Aim of the exercise — Determine how many lines below hold the string "diagram". Reply with the number alone.

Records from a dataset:
--- BEGIN ---
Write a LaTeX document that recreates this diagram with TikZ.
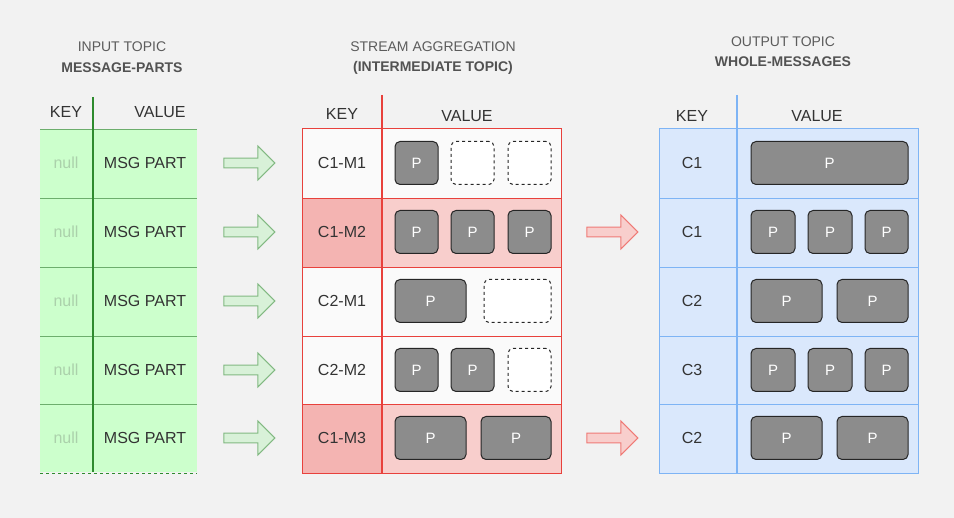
\documentclass[tikz,border=0pt]{standalone}
\usepackage{fontspec}
\setmainfont{Liberation Sans}
\usetikzlibrary{shapes.arrows}
\definecolor{bg}{HTML}{F2F2F2}
\definecolor{gfill}{HTML}{CCFFCC}
\definecolor{gline}{HTML}{2E8B2E}
\definecolor{rline}{HTML}{E8413C}
\definecolor{rfill}{HTML}{F8CECC}
\definecolor{rfillk}{HTML}{F4B4B2}
\definecolor{bfill}{HTML}{DAE8FC}
\definecolor{bline}{HTML}{7EB4F5}
\definecolor{pfill}{HTML}{8C8C8C}
\definecolor{txt}{HTML}{333333}
\begin{document}
\begin{tikzpicture}[x=1pt,y=-1pt,
  hdr/.style={font=\fontsize{14}{16}\selectfont,text=txt!80},
  hdrb/.style={font=\fontsize{14}{16}\selectfont\bfseries,text=txt!85},
  lab/.style={font=\fontsize{16}{18}\selectfont,text=txt},
  part/.style={draw=black!85,line width=1pt,fill=pfill,rounded corners=5pt,text=white,font=\fontsize{15}{17}\selectfont,inner sep=0pt},
  empty/.style={draw=black!85,line width=1pt,dashed,fill=white,rounded corners=5pt,inner sep=0pt},
  garr/.style={single arrow,draw=gline!60,fill=gfill!70!gline!40,minimum height=51pt,minimum width=34pt,single arrow head extend=9pt,inner sep=3pt,line width=1pt},
  rarr/.style={single arrow,draw=rline!70,fill=rfill,minimum height=51pt,minimum width=34pt,single arrow head extend=9pt,inner sep=3pt,line width=1pt}]
\fill[bg] (0,0) rectangle (954,518);
\useasboundingbox (0,0) rectangle (954,518);
% headers
\node[hdr] (h1) at (122,47) {INPUT TOPIC};
\node[hdrb] (h1b) at (122,68) {MESSAGE-PARTS};
\node[hdr] (h2) at (433,47) {STREAM AGGREGATION};
\node[hdrb] (h2b) at (433,68) {(INTERMEDIATE TOPIC)};
\node[hdr] (h3) at (783,42) {OUTPUT TOPIC};
\node[hdrb] (h3b) at (783,62) {WHOLE-MESSAGES};
% left table
\fill[gfill] (40,129) rectangle (197,472);
\foreach \y in {129,198,267,336,404} \draw[gline!70,line width=0.8pt] (40,\y) -- (197,\y);
\draw[gline,line width=1pt,dashed] (40,474) -- (197,474);
\draw[gline,line width=1.2pt] (93,97) -- (93,472);
\node[lab] (k1) at (66,112) {KEY};
\node[lab] (v1) at (160,112) {VALUE};
\foreach \y/\n in {163/a,232/b,301/c,370/d,438/e}{
  \node[lab,text=gline!40] (nl\n) at (66,\y) {null};
  \node[lab] (mp\n) at (145,\y) {MSG PART};
  \node[garr] (ga\n) at (247,\y) {};
}
% middle table
\fill[white!60!bg] (302,129) rectangle (561,474);
\fill[rfill] (302,198) rectangle (561,267);
\fill[rfill] (302,404) rectangle (561,474);
\fill[rfillk] (302,198) rectangle (382,267);
\fill[rfillk] (302,404) rectangle (382,474);
\foreach \y in {198,267,336,404} \draw[rline,line width=0.8pt] (302,\y) -- (561,\y);
\draw[rline,line width=1pt] (302,129) rectangle (561,474);
\draw[rline,line width=1.2pt] (382,95) -- (382,474);
\node[lab] (k2) at (342,114) {KEY};
\node[lab] (v2) at (467,116) {VALUE};
\foreach \y/\t/\n in {163/C1-M1/a,232/C1-M2/b,301/C2-M1/c,370/C2-M2/d,438/C1-M3/e}
  \node[lab] (mk\n) at (342,\y) {\t};
\node[part,minimum width=43pt,minimum height=43pt] (m11) at (416.5,163) {P};
\node[empty,minimum width=43pt,minimum height=43pt] (m12) at (472.5,163) {};
\node[empty,minimum width=43pt,minimum height=43pt] (m13) at (529.5,163) {};
\node[part,minimum width=43pt,minimum height=43pt] (m21) at (416.5,232) {P};
\node[part,minimum width=43pt,minimum height=43pt] (m22) at (472.5,232) {P};
\node[part,minimum width=43pt,minimum height=43pt] (m23) at (529.5,232) {P};
\node[part,minimum width=71pt,minimum height=43pt] (m31) at (430.5,301) {P};
\node[empty,minimum width=67pt,minimum height=43pt] (m32) at (517.5,301) {};
\node[part,minimum width=43pt,minimum height=43pt] (m41) at (416.5,370) {P};
\node[part,minimum width=43pt,minimum height=43pt] (m42) at (472.5,370) {P};
\node[empty,minimum width=43pt,minimum height=43pt] (m43) at (529.5,370) {};
\node[part,minimum width=71pt,minimum height=43pt] (m51) at (430.5,438) {P};
\node[part,minimum width=70pt,minimum height=43pt] (m52) at (516,438) {P};
\node[rarr] (ra) at (610,232) {};
\node[rarr] (rb) at (610,438) {};
% right table
\fill[bfill] (659,129) rectangle (918,474);
\foreach \y in {198,267,336,404} \draw[bline,line width=0.8pt] (659,\y) -- (918,\y);
\draw[bline,line width=1pt] (659,129) rectangle (918,474);
\draw[bline,line width=1.2pt] (737,95) -- (737,474);
\node[lab] (k3) at (692,116) {KEY};
\node[lab] (v3) at (817,116) {VALUE};
\foreach \y/\t/\n in {163/C1/a,232/C1/b,301/C2/c,370/C3/d,438/C2/e}
  \node[lab] (ok\n) at (692,\y) {\t};
\node[part,minimum width=157pt,minimum height=43pt] (o11) at (829.5,163) {P};
\node[part,minimum width=44pt,minimum height=43pt] (o21) at (773,232) {P};
\node[part,minimum width=44pt,minimum height=43pt] (o22) at (830,232) {P};
\node[part,minimum width=43pt,minimum height=43pt] (o23) at (886.5,232) {P};
\node[part,minimum width=71pt,minimum height=43pt] (o31) at (786.5,301) {P};
\node[part,minimum width=71pt,minimum height=43pt] (o32) at (872.5,301) {P};
\node[part,minimum width=44pt,minimum height=43pt] (o41) at (773,370) {P};
\node[part,minimum width=44pt,minimum height=43pt] (o42) at (830,370) {P};
\node[part,minimum width=43pt,minimum height=43pt] (o43) at (886.5,370) {P};
\node[part,minimum width=71pt,minimum height=43pt] (o51) at (786.5,438) {P};
\node[part,minimum width=71pt,minimum height=43pt] (o52) at (872.5,438) {P};
\end{tikzpicture}
\end{document}
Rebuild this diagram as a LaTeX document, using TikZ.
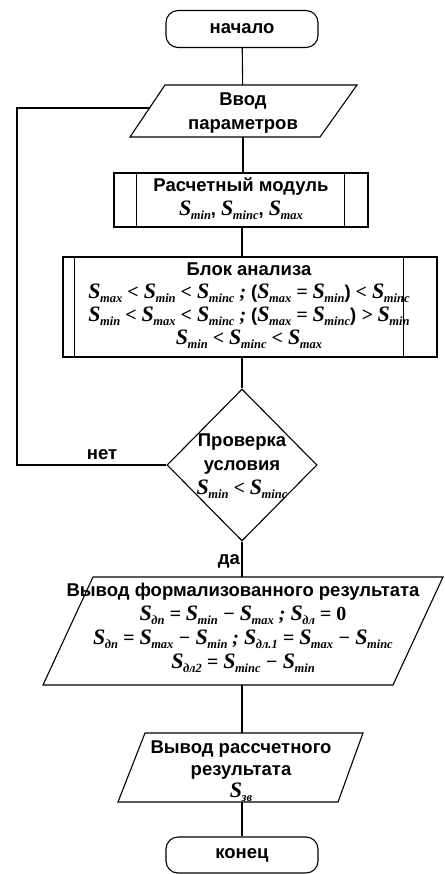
\documentclass[tikz,border=0pt]{standalone}
\usepackage{fontspec}
\setmainfont{Liberation Sans}
\newfontfamily\mf{Liberation Serif}
\usetikzlibrary{shapes.geometric}
\newcommand{\Sv}[1]{{\mf\bfseries\itshape\fontsize{22}{22}\selectfont S\kern-0.5pt\raisebox{-4pt}{\fontsize{12.5}{12.5}\selectfont #1}}}
\newcommand{\op}[1]{{\mf\bfseries\itshape\fontsize{20}{20}\selectfont\hspace{5pt}#1\hspace{5pt}}}
\tikzset{
  txt/.style={font=\fontsize{18.5}{24}\selectfont\bfseries, align=center, inner sep=0pt},
  term/.style={draw, line width=1.1pt, rounded corners=12pt, minimum width=152pt, minimum height=37pt, inner sep=0pt, font=\fontsize{18.5}{22}\selectfont\bfseries},
  box/.style={minimum width=#1, inner sep=0pt},
  ln/.style={line width=1.1pt},
  lbl/.style={font=\fontsize{18.5}{20}\selectfont\bfseries, inner sep=0pt}
}
\begin{document}
\begin{tikzpicture}[x=1pt,y=-1pt]
\useasboundingbox (0,0) rectangle (444,874);
% start
\node[term] (start) at (242,29) {начало};
% input
\node[box=190pt, minimum height=52pt] (inp) at (243,111) {};
\node[txt] (inpt) at (243,113) {Ввод\\параметров};
\draw[ln] (130,137) -- (165,85) -- (357,85) -- (320,137) -- cycle;
\coordinate (lp) at (149.5,108);
% calc
\node[draw, ln, minimum width=254pt, minimum height=54pt, inner sep=0pt] (calc) at (241,200) {};
\draw[ln] ([xshift=23pt]calc.north west) -- ([xshift=23pt]calc.south west);
\draw[ln] ([xshift=-24pt]calc.north east) -- ([xshift=-24pt]calc.south east);
\node[txt] (calct) at (241,199) {Расчетный модуль\\[0pt]\Sv{min}, \Sv{minc}, \Sv{max}};
% analysis
\node[draw, ln, minimum width=374pt, minimum height=100pt, inner sep=0pt] (anal) at (250,307) {};
\draw[ln] ([xshift=12pt]anal.north west) -- ([xshift=12pt]anal.south west);
\draw[ln] ([xshift=-34pt]anal.north east) -- ([xshift=-34pt]anal.south east);
\node[txt, font=\fontsize{18.5}{23}\selectfont\bfseries] (analt) at (249,306) {Блок анализа\\
\Sv{max}\op{<}\Sv{min}\op{<}\Sv{minc}\op{;}(\Sv{max}\op{=}\Sv{min})\op{<}\Sv{minc}\\
\Sv{min}\op{<}\Sv{max}\op{<}\Sv{minc}\op{;}(\Sv{max}\op{=}\Sv{minc})\op{>}\Sv{min}\\
\Sv{min}\op{<}\Sv{minc}\op{<}\Sv{max}};
% decision
\node[draw, ln, diamond, minimum width=150pt, minimum height=152pt, inner sep=0pt] (dec) at (242,465) {};
\node[txt] (dect) at (242,466) {Проверка\\условия\\\Sv{min}\op{<}\Sv{minc}};
% output 1
\node[box=350pt, minimum height=108pt] (out1) at (243,631) {};
\draw[ln] (43,685) -- (93,577) -- (443,577) -- (393,685) -- cycle;
\node[txt, font=\fontsize{18.5}{24}\selectfont\bfseries] (out1t) at (243,628) {Вывод формализованного результата\\
\Sv{дп}\op{=}\Sv{min}\op{−}\Sv{max}\op{;}\Sv{дл}\op{=}{\mf\bfseries\fontsize{20}{20}\selectfont0}\\
\Sv{дп}\op{=}\Sv{max}\op{−}\Sv{min}\op{;}\Sv{дл.1}\op{=}\Sv{max}\op{−}\Sv{minc}\\
\Sv{дл2}\op{=}\Sv{minc}\op{−}\Sv{min}};
% output 2
\node[box=220pt, minimum height=69pt] (out2) at (241,767.5) {};
\draw[ln] (118,802) -- (145,733) -- (363,733) -- (338,802) -- cycle;
\node[txt, font=\fontsize{18.5}{22}\selectfont\bfseries] (out2t) at (241,771) {Вывод рассчетного\\результата\\\Sv{зв}};
% end
\node[term, minimum height=36pt] (end) at (242,855) {конец};
% connectors
\draw[ln] (start) -- (inp);
\draw[ln] (inp) -- (calc.north -| inp);
\draw[ln] (calc.south -| dec) -- (anal.north -| dec);
\draw[ln] (anal.south -| dec) -- (dec.north);
\draw[ln] (dec.south) -- (out1.north -| dec);
\draw[ln] (out1.south -| dec) -- (out2.north -| dec);
\draw[ln] (out2.south -| end) -- (end);
\draw[ln] (dec.west) -- (17,465) |- (lp);
\node[lbl] (no) at (102,455) {нет};
\node[lbl] (yes) at (229,561) {да};
\end{tikzpicture}
\end{document}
--- END ---
Exercise answer — 2